— Begin —
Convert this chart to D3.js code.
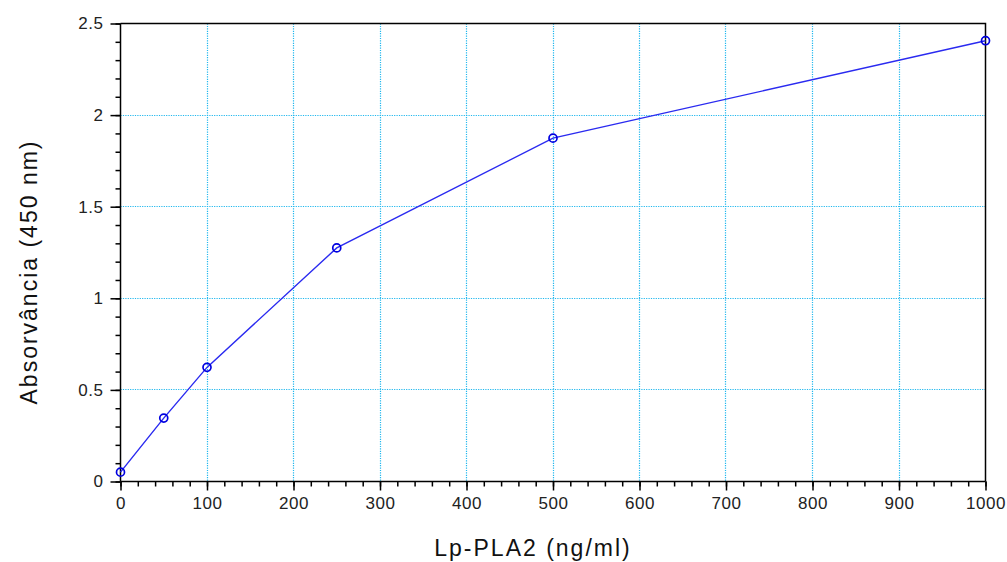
<!DOCTYPE html>
<html>
<head>
<meta charset="utf-8">
<script src="https://cdn.jsdelivr.net/npm/d3@7.9.0/dist/d3.min.js"></script>
<style>
  html, body { margin: 0; padding: 0; background: #fff; }
  svg { display: block; font-family: "Liberation Sans", Arial, sans-serif; }
</style>
</head>
<body>
<svg id="chart" width="1007" height="562"></svg>
<script>
const concentrations = [0, 50, 100, 250, 500, 1000];
const absorbance = [0.051, 0.346, 0.623, 1.275, 1.874, 2.406];
const xTicks = [0, 100, 200, 300, 400, 500, 600, 700, 800, 900, 1000];
const yTicks = [0, 0.5, 1, 1.5, 2, 2.5];
const xLabel = "Lp-PLA2 (ng/ml)";
const yLabel = "Absorvância (450 nm)";

const svg = d3.select("#chart");
const plotLeft = 120.5, plotRight = 985.5, plotTop = 23.5, plotBottom = 481.5;

const x = d3.scaleLinear().domain([0, 1000]).range([plotLeft, plotRight]);
const y = d3.scaleLinear().domain([0, 2.5]).range([plotBottom, plotTop]);

const gridColor = "#22b8ee";
const px = v => Math.round(v - 0.5) + 0.5;

// grid lines (dotted)
svg.append("g")
  .selectAll("line")
  .data(xTicks.filter(d => d > 0 && d < 1000))
  .join("line")
  .attr("x1", d => px(x(d))).attr("x2", d => px(x(d)))
  .attr("y1", plotTop).attr("y2", plotBottom)
  .attr("stroke", gridColor).attr("stroke-width", 1.2).attr("stroke-dasharray", "1.2,1.2");

svg.append("g")
  .selectAll("line")
  .data(yTicks.filter(d => d > 0 && d < 2.5))
  .join("line")
  .attr("y1", d => px(y(d))).attr("y2", d => px(y(d)))
  .attr("x1", plotLeft).attr("x2", plotRight)
  .attr("stroke", gridColor).attr("stroke-width", 1.2).attr("stroke-dasharray", "1.2,1.2");

// frame (top and right)
svg.append("path")
  .attr("d", `M${plotLeft},${plotTop}H${plotRight}V${plotBottom}`)
  .attr("fill", "none").attr("stroke", "#000").attr("stroke-width", 1.5);

function styleAxis(g) {
  g.select(".domain").remove();
  g.selectAll("line").attr("stroke", "#000").attr("stroke-width", 1.5);
  g.selectAll("text").attr("font-size", 17).attr("fill", "#222")
    .attr("letter-spacing", 0.5)
    .attr("font-family", "'Liberation Sans', Arial, sans-serif");
}

// x axis: minor ticks, major ticks, axis line
svg.append("g").attr("transform", `translate(0,${plotBottom})`)
  .call(d3.axisBottom(x).tickValues(d3.range(0, 1001, 20)).tickSize(5).tickFormat(""))
  .call(styleAxis);
svg.append("g").attr("transform", `translate(0,${plotBottom})`)
  .call(d3.axisBottom(x).tickValues(xTicks).tickSize(9).tickPadding(6).tickFormat(d3.format("d")))
  .call(styleAxis);
svg.append("line").attr("x1", plotLeft).attr("x2", plotRight)
  .attr("y1", plotBottom).attr("y2", plotBottom)
  .attr("stroke", "#000").attr("stroke-width", 1.5);

// y axis: minor ticks, major ticks, axis line
svg.append("g").attr("transform", `translate(${plotLeft},0)`)
  .call(d3.axisLeft(y).tickValues(d3.range(0, 26).map(i => i / 10)).tickSize(5).tickFormat(""))
  .call(styleAxis);
svg.append("g").attr("transform", `translate(${plotLeft},0)`)
  .call(d3.axisLeft(y).tickValues(yTicks).tickSize(10).tickPadding(7).tickFormat(d => String(d)))
  .call(styleAxis);
svg.append("line").attr("x1", plotLeft).attr("x2", plotLeft)
  .attr("y1", plotTop).attr("y2", plotBottom)
  .attr("stroke", "#000").attr("stroke-width", 1.5);

// data
const data = concentrations.map((c, i) => ({ c, a: absorbance[i] }));
svg.append("path")
  .datum(data)
  .attr("fill", "none")
  .attr("stroke", "#2a2af0")
  .attr("stroke-width", 1.4)
  .attr("d", d3.line().x(d => x(d.c)).y(d => y(d.a)));

svg.append("g")
  .selectAll("circle")
  .data(data)
  .join("circle")
  .attr("cx", d => x(d.c)).attr("cy", d => y(d.a))
  .attr("r", 4)
  .attr("fill", "none")
  .attr("stroke", "#0000e0")
  .attr("stroke-width", 1.7);

// titles
svg.append("text")
  .attr("x", 533).attr("y", 556)
  .attr("text-anchor", "middle")
  .attr("font-size", 23).attr("letter-spacing", 2).attr("fill", "#111")
  .text(xLabel);

svg.append("text")
  .attr("transform", `translate(37,272) rotate(-90)`)
  .attr("text-anchor", "middle")
  .attr("font-size", 23).attr("letter-spacing", 2).attr("fill", "#111")
  .text(yLabel);
</script>
</body>
</html>
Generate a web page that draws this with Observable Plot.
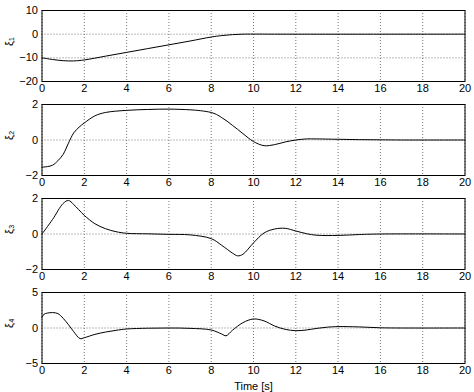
— End —
GOAL
Write out an exact copy of the listing, first line through the line containing "const px = v => Math.round(v - 0.5) + 0.5;", with the pictures left out.

FINISHED EXERCISE
Convert this chart to D3.js code.
<!DOCTYPE html>
<html>
<head>
<meta charset="utf-8">
<script src="https://cdn.jsdelivr.net/npm/d3@7.9.0/dist/d3.min.js"></script>
<style>
  html, body { margin: 0; padding: 0; background: #fff; }
  svg { display: block; font-family: "Liberation Sans", Arial, sans-serif; }
</style>
</head>
<body>
<svg id="chart" width="1007" height="562"></svg>
<script>
const concentrations = [0, 50, 100, 250, 500, 1000];
const absorbance = [0.051, 0.346, 0.623, 1.275, 1.874, 2.406];
const xTicks = [0, 100, 200, 300, 400, 500, 600, 700, 800, 900, 1000];
const yTicks = [0, 0.5, 1, 1.5, 2, 2.5];
const xLabel = "Lp-PLA2 (ng/ml)";
const yLabel = "Absorvância (450 nm)";

const svg = d3.select("#chart");
const plotLeft = 120.5, plotRight = 985.5, plotTop = 23.5, plotBottom = 481.5;

const x = d3.scaleLinear().domain([0, 1000]).range([plotLeft, plotRight]);
const y = d3.scaleLinear().domain([0, 2.5]).range([plotBottom, plotTop]);

const gridColor = "#22b8ee";
const px = v => Math.round(v - 0.5) + 0.5;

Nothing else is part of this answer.